Question

What will be the angular width of central maximum in Fraunhofer diffraction when light of wavelength $$6000 \AA$$ is used and slit width is $$12 \times 10^{-5} \mathrm{~cm} ?$$

Answer

**step1** Understanding the problem

The problem asks us to determine the angular width of the central maximum in a Fraunhofer diffraction pattern.

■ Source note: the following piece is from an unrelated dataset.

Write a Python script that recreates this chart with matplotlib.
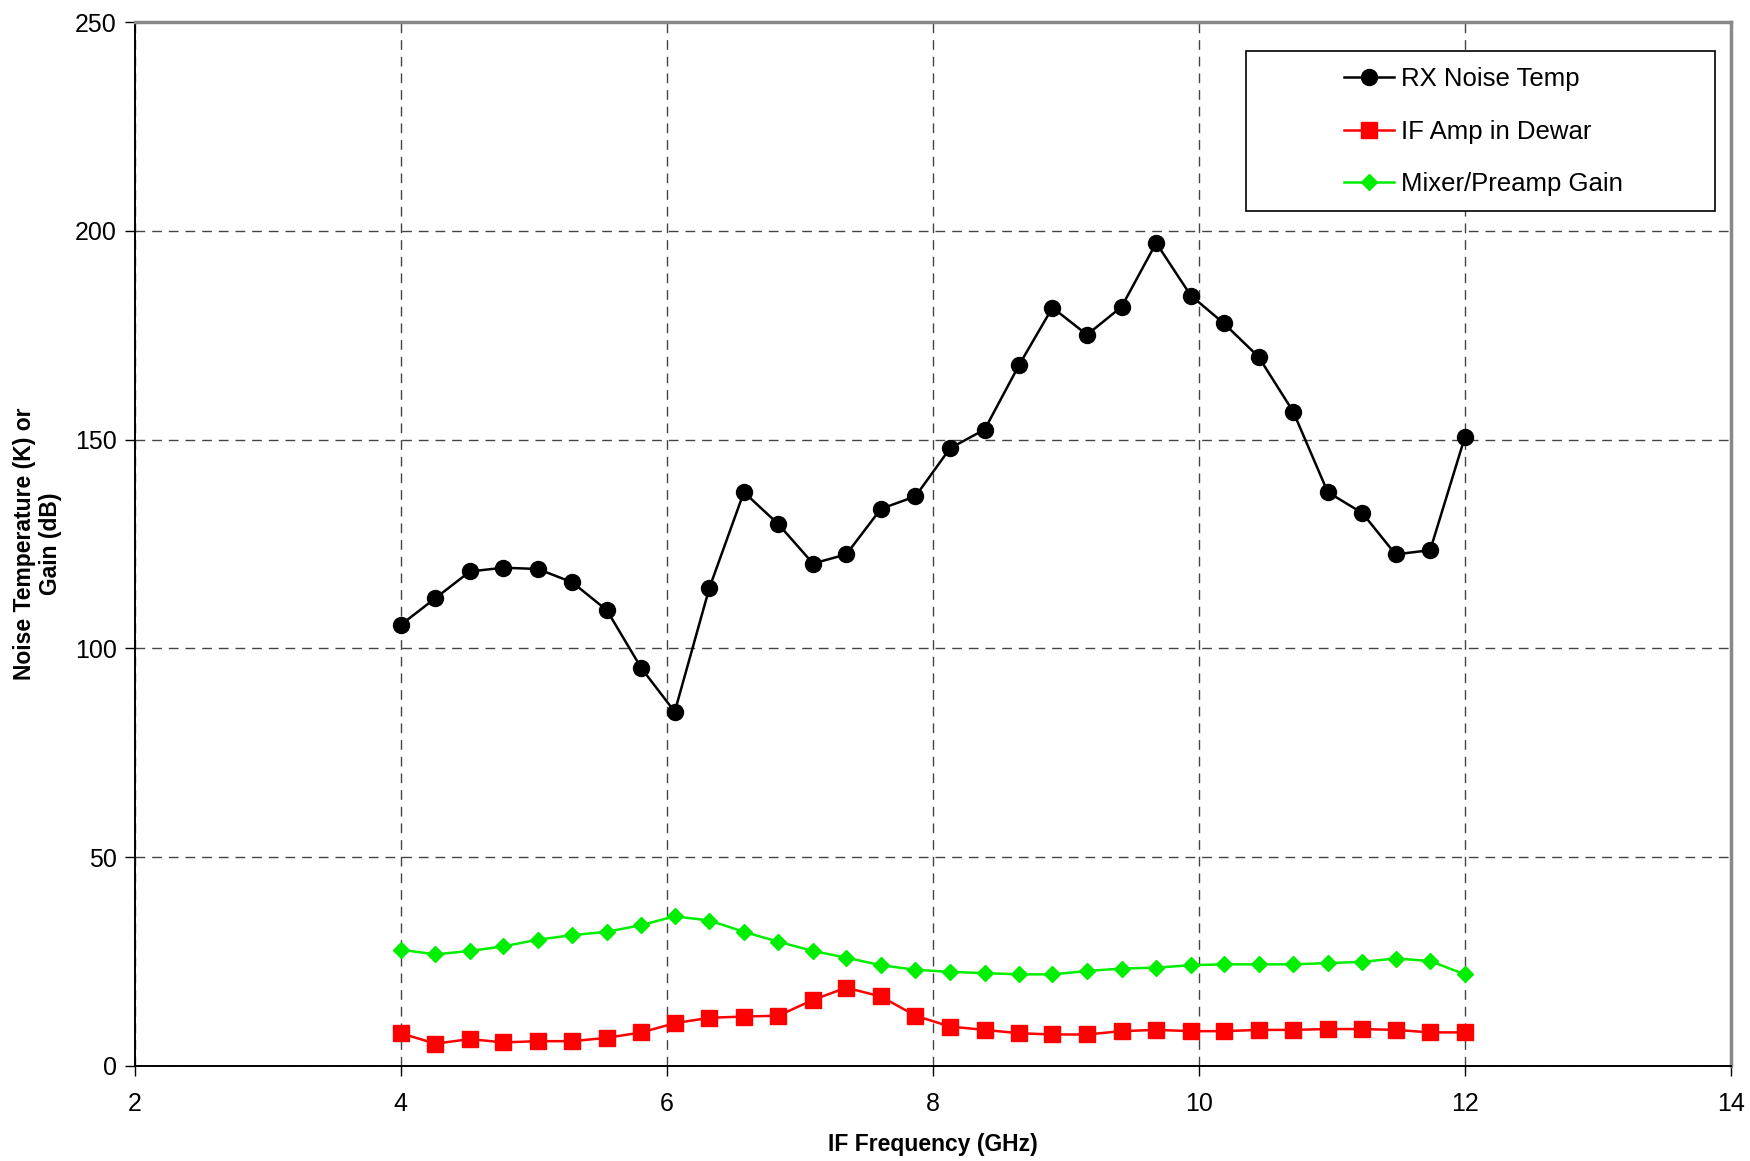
import numpy as np
import matplotlib
matplotlib.use('Agg')
import matplotlib.pyplot as plt
from matplotlib.patches import Rectangle

plt.rcParams['font.family'] = ['Liberation Sans', 'DejaVu Sans']

# IF frequency points (GHz)
freq = [4.00, 4.26, 4.52, 4.77, 5.03, 5.29, 5.55, 5.81, 6.06, 6.32, 6.58,
        6.84, 7.10, 7.35, 7.61, 7.87, 8.13, 8.39, 8.65, 8.90, 9.16, 9.42,
        9.68, 9.94, 10.19, 10.45, 10.71, 10.97, 11.23, 11.48, 11.74, 12.00]

rx_noise = [105.6, 112.0, 118.4, 119.3, 119.0, 115.8, 109.1, 95.2, 84.8, 114.4, 137.4,
            129.7, 120.3, 122.5, 133.4, 136.4, 147.9, 152.4, 167.9, 181.6, 175.1, 181.8,
            197.1, 184.5, 177.8, 169.8, 156.7, 137.4, 132.4, 122.5, 123.5, 150.5]

if_amp = [7.8, 5.3, 6.4, 5.6, 5.9, 5.9, 6.7, 8.0, 10.2, 11.5, 11.8,
          12.0, 15.8, 18.7, 16.6, 12.0, 9.4, 8.6, 7.8, 7.5, 7.5, 8.3,
          8.6, 8.3, 8.3, 8.6, 8.6, 8.8, 8.8, 8.6, 8.0, 8.0]

mixer_gain = [27.8, 26.7, 27.5, 28.6, 30.2, 31.3, 32.1, 33.7, 35.8, 34.8, 32.1,
              29.7, 27.5, 25.9, 24.1, 23.0, 22.5, 22.2, 21.9, 21.9, 22.7, 23.3,
              23.5, 24.1, 24.3, 24.3, 24.3, 24.6, 24.9, 25.7, 25.1, 21.9]

fig = plt.figure(figsize=(17.5, 11.61), dpi=100)
ax = fig.add_axes([0.077, 0.082, 0.912, 0.899])

ax.plot(freq, rx_noise, color='black', lw=1.8, marker='o', markersize=11.5,
        label='RX Noise Temp')
ax.plot(freq, if_amp, color='#ff0000', lw=1.8, marker='s', markersize=11.5,
        label='IF Amp in Dewar')
ax.plot(freq, mixer_gain, color='#00ee00', lw=1.8, marker='D', markersize=8.5,
        label='Mixer/Preamp Gain')

ax.set_xlim(2, 14)
ax.set_ylim(0, 250)
ax.set_xticks([2, 4, 6, 8, 10, 12, 14])
ax.set_yticks([0, 50, 100, 150, 200, 250])

ax.grid(True, color='#444444', linestyle=(0, (7, 5)), linewidth=1.0)
ax.set_axisbelow(True)

ax.spines['left'].set_color('black')
ax.spines['bottom'].set_color('black')
ax.spines['left'].set_linewidth(1.4)
ax.spines['bottom'].set_linewidth(1.4)
ax.spines['top'].set_color('#888888')
ax.spines['right'].set_color('#888888')
ax.spines['top'].set_linewidth(2.5)
ax.spines['right'].set_linewidth(2.5)

ax.tick_params(direction='out', length=7, width=1, labelsize=18)
ax.tick_params(axis='x', pad=12)
ax.tick_params(axis='y', pad=6)

ax.set_xlabel('IF Frequency (GHz)', fontsize=16.5, fontweight='bold', labelpad=12)
ax.set_ylabel('Noise Temperature (K) or\nGain (dB)', fontsize=16.5,
              fontweight='bold', labelpad=9)

# legend frame drawn separately (wide box, entries centred inside)
ax.add_patch(Rectangle((0.6965, 0.819), 0.2935, 0.153, transform=ax.transAxes,
                       facecolor='white', edgecolor='black', lw=1.2, zorder=5))
leg = ax.legend(loc='center', bbox_to_anchor=(0.845, 0.895), fontsize=18.5,
                frameon=False, handlelength=1.95, labelspacing=1.1,
                handletextpad=0.3, borderpad=0, borderaxespad=0)
leg.set_zorder(6)

fig.savefig('out.png', dpi=100, facecolor='white')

We are provided with the wavelength of the light used and the width of the slit.

**step2** Identifying the relevant formula

For a single-slit Fraunhofer diffraction pattern, the angular position of the first minimum from the center of the pattern is given by the formula:
$$a \sin \theta = n \lambda$$
where:
- `a` is the width of the slit.
- `\(\theta\)` (theta) is the angular position of the minimum.
- `n` is the order of the minimum (for the first minimum, which defines the edge of the central maximum, `n = 1`).
- `\(\lambda\)` (lambda) is the wavelength of the light.
For small angles, which is typically the case in diffraction experiments, `\(\sin \theta \approx \theta\)` when `\(\theta\)` is expressed in radians.
So, for the first minimum (`n=1`), the angular position is approximately:
$$\theta = \frac{\lambda}{a}$$
The central maximum extends from `\(-\theta\)` to `\(+\theta\)`. Therefore, its total angular width, let's call it `\(\beta\)` (beta), is `\(2\theta\)`.

**step3** Formulating the calculation

Using the approximation for small angles, the formula for the angular width of the central maximum becomes:
$$\beta = \frac{2\lambda}{a}$$

**step4** Converting units to a consistent system

We are given the following values:
- Wavelength `\(\lambda = 6000 \AA\)` (Angstroms)
- Slit width `\(a = 12 \times 10^{-5} \mathrm{~cm}\)` (centimeters)
To perform the calculation, we must use consistent units, preferably meters (the standard unit in physics).
We know that `\(1 \AA = 10^{-10} \mathrm{~m}\)`.
So, let's convert the wavelength:
$$\lambda = 6000 \times 10^{-10} \mathrm{~m} = 6 \times 10^3 \times 10^{-10} \mathrm{~m} = 6 \times 10^{-7} \mathrm{~m}$$
We also know that `\(1 \mathrm{~cm} = 10^{-2} \mathrm{~m}\)`.
Now, let's convert the slit width:
$$a = 12 \times 10^{-5} \times 10^{-2} \mathrm{~m} = 12 \times 10^{-7} \mathrm{~m}$$

**step5** Substituting values into the formula

Now we substitute the converted values of `\(\lambda\)` and `a` into the formula for `\(\beta\)`:
$$\beta = \frac{2 \times (6 \times 10^{-7} \mathrm{~m})}{12 \times 10^{-7} \mathrm{~m}}$$

**step6** Calculating the angular width

Let's perform the calculation step-by-step:
First, multiply the numerator:
$$2 \times 6 \times 10^{-7} = 12 \times 10^{-7}$$
Now, divide this by the denominator:
$$\beta = \frac{12 \times 10^{-7}}{12 \times 10^{-7}}$$
When the numerator and denominator are the same, their ratio is 1.
$$\beta = 1$$
Since the angular approximation `\(\sin \theta \approx \theta\)` requires `\(\theta\)` to be in radians, the result `\(\beta\)` is also in radians.
So, the angular width of the central maximum is `\(1\) radian`.